Around 7,000 African Union police and troops have failed to stem the violence, and the AU has been accused of bias for mediating a 2006 deal which many in Darfur's makeshift camps reject as inadequate.
Rebels have since split into more than a dozen rival groups and mostly Arab militias have begun fighting each other or the government which had mobilized them to quell the revolt, creating a chaotic security scenario.
Rebels, government-backed militias and bandits have all been blamed for recent attacks. Some violence has also been tribal.
Between September 19-22, a U.N. statement reported eight attacks on aid convoys, compounds and police by unknown armed men in Darfur, an arid area the size of France.
On Monday a government official in West Darfur told Reuters Nertiti, in the central Jabel Marra area, was attacked two days ago. One civilian was killed and four injured. On Sunday four policemen were injured in an attack in nearby Suloo.
A seven-member U.N. panel of investigators in Geneva issued a report on Darfur on Monday but gave no overall assessment of the situation on the ground. It called on all sides of the conflict to stop violence against civilians and for Sudan to hold accountable those responsible for rights abuses.
EU FORCE
After months of negotiations and threats, Khartoum accepted a 26,000-strong joint U.N.-African Union force to absorb the struggling AU mission and try to quell the violence.

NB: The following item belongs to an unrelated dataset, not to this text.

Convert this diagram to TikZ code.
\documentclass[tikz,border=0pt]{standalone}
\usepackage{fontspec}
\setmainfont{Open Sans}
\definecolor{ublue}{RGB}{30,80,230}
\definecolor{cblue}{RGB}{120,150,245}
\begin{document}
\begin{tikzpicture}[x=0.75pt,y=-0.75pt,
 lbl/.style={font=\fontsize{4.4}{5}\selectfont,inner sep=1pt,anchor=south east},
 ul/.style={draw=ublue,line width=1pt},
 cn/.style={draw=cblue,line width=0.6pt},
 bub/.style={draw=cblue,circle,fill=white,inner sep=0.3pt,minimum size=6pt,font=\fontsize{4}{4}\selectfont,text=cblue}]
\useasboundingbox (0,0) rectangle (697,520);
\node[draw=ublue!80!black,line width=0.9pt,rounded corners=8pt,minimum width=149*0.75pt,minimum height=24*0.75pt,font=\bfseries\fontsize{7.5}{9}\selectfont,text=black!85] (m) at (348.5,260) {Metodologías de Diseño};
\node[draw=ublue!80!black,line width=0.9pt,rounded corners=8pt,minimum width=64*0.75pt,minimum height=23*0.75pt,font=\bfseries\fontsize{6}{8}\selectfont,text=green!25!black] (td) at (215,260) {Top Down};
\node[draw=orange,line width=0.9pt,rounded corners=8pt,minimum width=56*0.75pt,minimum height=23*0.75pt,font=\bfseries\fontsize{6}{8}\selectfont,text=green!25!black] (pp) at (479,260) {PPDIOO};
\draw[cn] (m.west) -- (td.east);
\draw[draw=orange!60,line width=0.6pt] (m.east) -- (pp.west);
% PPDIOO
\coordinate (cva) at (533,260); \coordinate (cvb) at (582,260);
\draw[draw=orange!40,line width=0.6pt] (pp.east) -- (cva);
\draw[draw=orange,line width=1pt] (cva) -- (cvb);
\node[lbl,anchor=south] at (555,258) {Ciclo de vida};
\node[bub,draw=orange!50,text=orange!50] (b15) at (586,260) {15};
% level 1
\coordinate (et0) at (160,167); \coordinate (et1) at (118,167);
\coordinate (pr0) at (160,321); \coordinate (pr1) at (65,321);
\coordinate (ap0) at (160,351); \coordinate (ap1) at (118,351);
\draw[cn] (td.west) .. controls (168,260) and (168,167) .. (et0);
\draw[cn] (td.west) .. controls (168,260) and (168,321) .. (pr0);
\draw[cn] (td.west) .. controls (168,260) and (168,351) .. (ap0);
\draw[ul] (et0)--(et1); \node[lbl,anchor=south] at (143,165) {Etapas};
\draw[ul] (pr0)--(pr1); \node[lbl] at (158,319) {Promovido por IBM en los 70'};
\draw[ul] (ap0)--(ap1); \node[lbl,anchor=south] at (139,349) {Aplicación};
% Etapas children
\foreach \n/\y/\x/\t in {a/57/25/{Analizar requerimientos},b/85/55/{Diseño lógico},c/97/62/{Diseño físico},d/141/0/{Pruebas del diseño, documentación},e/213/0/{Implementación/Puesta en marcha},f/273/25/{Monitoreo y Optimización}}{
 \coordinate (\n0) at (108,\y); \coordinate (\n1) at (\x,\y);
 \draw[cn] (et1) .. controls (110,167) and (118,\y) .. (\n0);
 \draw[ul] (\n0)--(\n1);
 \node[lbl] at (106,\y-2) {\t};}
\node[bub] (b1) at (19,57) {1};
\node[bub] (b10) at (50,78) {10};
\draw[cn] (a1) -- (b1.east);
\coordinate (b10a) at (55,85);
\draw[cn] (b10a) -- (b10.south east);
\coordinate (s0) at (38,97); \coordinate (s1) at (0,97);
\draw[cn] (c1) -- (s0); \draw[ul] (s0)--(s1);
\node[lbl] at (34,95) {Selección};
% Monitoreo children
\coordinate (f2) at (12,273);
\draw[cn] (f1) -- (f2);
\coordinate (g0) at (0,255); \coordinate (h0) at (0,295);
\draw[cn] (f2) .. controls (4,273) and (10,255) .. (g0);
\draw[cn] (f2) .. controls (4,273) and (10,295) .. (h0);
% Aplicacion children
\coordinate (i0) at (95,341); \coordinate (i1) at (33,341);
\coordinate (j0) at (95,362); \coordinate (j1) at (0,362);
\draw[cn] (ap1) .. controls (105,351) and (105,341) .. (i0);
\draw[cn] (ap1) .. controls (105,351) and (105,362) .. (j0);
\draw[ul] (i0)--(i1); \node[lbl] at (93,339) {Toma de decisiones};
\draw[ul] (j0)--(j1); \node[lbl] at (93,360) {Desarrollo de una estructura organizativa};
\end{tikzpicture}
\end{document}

But a deadline for a troop commitment has had to be extended in part because western nations have not come up with the logistical and technical support needed to launch the mission.

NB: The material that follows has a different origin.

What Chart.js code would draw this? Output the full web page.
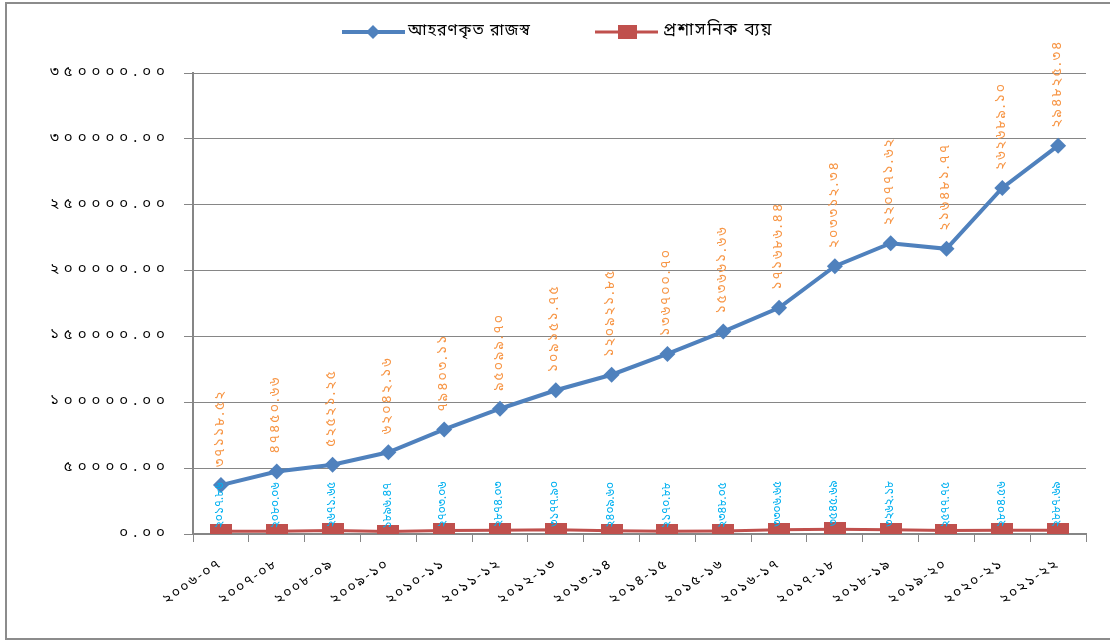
<!DOCTYPE html>
<html>
<head>
<meta charset="utf-8">
<script src="https://cdn.jsdelivr.net/npm/chart.js@4"></script>
<style>
html,body{margin:0;padding:0;background:#fff;}
#wrap{position:relative;width:1110px;height:640px;overflow:hidden;}
#frame{position:absolute;left:5px;top:2px;width:1120px;height:638px;border:2px solid #8c8c8c;box-sizing:border-box;}
canvas{position:absolute;left:0;top:0;}
</style>
</head>
<body>
<div id="wrap">
<div id="frame"></div>
<canvas id="c" width="1110" height="640"></canvas>
</div>
<script>
const categories = ["২০০৬-০৭","২০০৭-০৮","২০০৮-০৯","২০০৯-১০","২০১০-১১","২০১১-১২","২০১২-১৩","২০১৩-১৪","২০১৪-১৫","২০১৫-১৬","২০১৬-১৭","২০১৭-১৮","২০১৮-১৯","২০১৯-২০","২০২০-২১","২০২১-২২"];
const revenue = [37118.52,47450.66,52521.25,62042.16,79403.11,95099.70,109151.75,120921.85,136700.70,153661.66,171686.44,203312.34,220771.62,216481.77,262689.10,294825.34];
const adminCost = [2017.86,2080.06,2671.65,1896.47,2703.06,2874.03,3177.90,2409.60,2170.88,2348.05,3306.65,3545.69,3262.18,2577.75,2804.56,2887.69];
const seriesNames = ["আহরণকৃত রাজস্ব","প্রশাসনিক ব্যয়"];
const yTicks = [0,50000,100000,150000,200000,250000,300000,350000];

const BN = ['০','১','২','৩','৪','৫','৬','৭','৮','৯'];
function bn(v){ return v.toFixed(2).replace(/[0-9]/g, d => BN[+d]); }

const FONT = '"Noto Sans Bengali","Noto Sans","DejaVu Sans",sans-serif';

// red rectangle marker
const sq = document.createElement('canvas');
sq.width = 22; sq.height = 14;
(function(){ const g = sq.getContext('2d'); g.fillStyle = '#C0504D'; g.fillRect(0,0,22,14); })();

const spacingPlugin = {
  id: 'spacing',
  afterLayout(chart){
    const ctx = chart.ctx;
    [['x','2px'],['y','5px']].forEach(([id, sp]) => {
      const s = chart.scales[id];
      if (s && !s._spPatched){
        const orig = s.drawLabels;
        s.drawLabels = function(area){
          ctx.save(); ctx.letterSpacing = sp; orig.call(this, area); ctx.restore();
        };
        s._spPatched = true;
      }
    });
  }
};

const labelPlugin = {
  id: 'vlabels',
  afterDatasetsDraw(chart){
    const ctx = chart.ctx;
    const cfg = [{color:'#F79646', off:18, size:14, sp:'2px'},{color:'#00B0F0', off:3, size:12, sp:'0px'}];
    chart.data.datasets.forEach((ds, i) => {
      const meta = chart.getDatasetMeta(i);
      meta.data.forEach((el, j) => {
        ctx.save();
        ctx.translate(el.x, el.y - cfg[i].off);
        ctx.rotate(-Math.PI/2);
        ctx.font = cfg[i].size + 'px ' + FONT;
        ctx.letterSpacing = cfg[i].sp;
        ctx.fillStyle = cfg[i].color;
        ctx.textAlign = 'left';
        ctx.textBaseline = 'middle';
        ctx.fillText(bn(ds.data[j]), 0, 0);
        ctx.restore();
      });
    });
  }
};

const legendPlugin = {
  id: 'mylegend',
  afterDraw(chart){
    const ctx = chart.ctx;
    const y = 32;
    ctx.save();
    ctx.strokeStyle = '#4F81BD'; ctx.lineWidth = 4;
    ctx.beginPath(); ctx.moveTo(342,y); ctx.lineTo(405,y); ctx.stroke();
    ctx.fillStyle = '#4F81BD';
    ctx.beginPath(); ctx.moveTo(373,y-7); ctx.lineTo(380,y); ctx.lineTo(373,y+7); ctx.lineTo(366,y); ctx.closePath(); ctx.fill();
    ctx.strokeStyle = '#C0504D'; ctx.lineWidth = 3;
    ctx.beginPath(); ctx.moveTo(595,y); ctx.lineTo(658,y); ctx.stroke();
    ctx.fillStyle = '#C0504D'; ctx.fillRect(618,y-7,19,14);
    ctx.fillStyle = '#000';
    ctx.font = '16px ' + FONT;
    ctx.textAlign = 'left'; ctx.textBaseline = 'middle';
    ctx.letterSpacing = '1px';
    ctx.fillText(seriesNames[0], 408, y);
    ctx.font = '17px ' + FONT;
    ctx.letterSpacing = '1.5px';
    ctx.fillText(seriesNames[1], 663, y);
    ctx.restore();
  }
};

new Chart(document.getElementById('c'), {
  type: 'line',
  data: {
    labels: categories,
    datasets: [
      {label: seriesNames[0], data: revenue, borderColor:'#4F81BD', backgroundColor:'#4F81BD', borderWidth:4,
       pointStyle:'rectRot', pointRadius:8, pointHoverRadius:8, pointBorderWidth:0, tension:0},
      {label: seriesNames[1], data: adminCost, borderColor:'#C0504D', backgroundColor:'#C0504D', borderWidth:3,
       pointStyle: sq, pointRadius:8, pointHoverRadius:8, tension:0}
    ]
  },
  options: {
    responsive:false, animation:false, devicePixelRatio:1,
    layout:{padding:{left:0,right:24,top:73,bottom:0}},
    plugins:{legend:{display:false}, tooltip:{enabled:false}},
    scales:{
      x:{
        offset:true,
        grid:{display:true, drawOnChartArea:false, offset:true, color:'#868686', tickLength:8, lineWidth:1},
        border:{color:'#868686', width:2},
        ticks:{color:'#000', font:{size:14, family:FONT}, minRotation:35, maxRotation:35, padding:14, autoSkip:false},
        afterFit(s){ s.height = 106; }
      },
      y:{
        min:0, max:350000,
        afterBuildTicks(s){ s.ticks = yTicks.map(v => ({value:v})); },
        grid:{color:'#868686', lineWidth:1, tickLength:9},
        border:{color:'#868686', width:2},
        ticks:{color:'#000', font:{size:15, family:FONT}, padding:14, callback:(v)=>bn(v)},
        afterFit(s){ s.width = 193; }
      }
    }
  },
  plugins:[spacingPlugin, labelPlugin, legendPlugin]
});
</script>
</body>
</html>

Disputes have also arisen about the make-up of the force. U.N. officials in New York have said Khartoum and the AU have rejected non-African infantry battalions. Rebels say they prefer non-Africans because the AU has not controlled the crisis.
On Monday French daily Le Monde said France would this week present a U.N. resolution to authorize up to 4,000 European soldiers and police to deploy to neighboring Chad and Central African Republic, both of which have suffered as Darfur's conflict bled across the border.
The report said half the 3,000 soldiers needed would be French, but the command would not be. The force headquarters would be in Paris, working under a U.N. Chapter VII mandate.
The mission would support the joint U.N.-AU force in Darfur.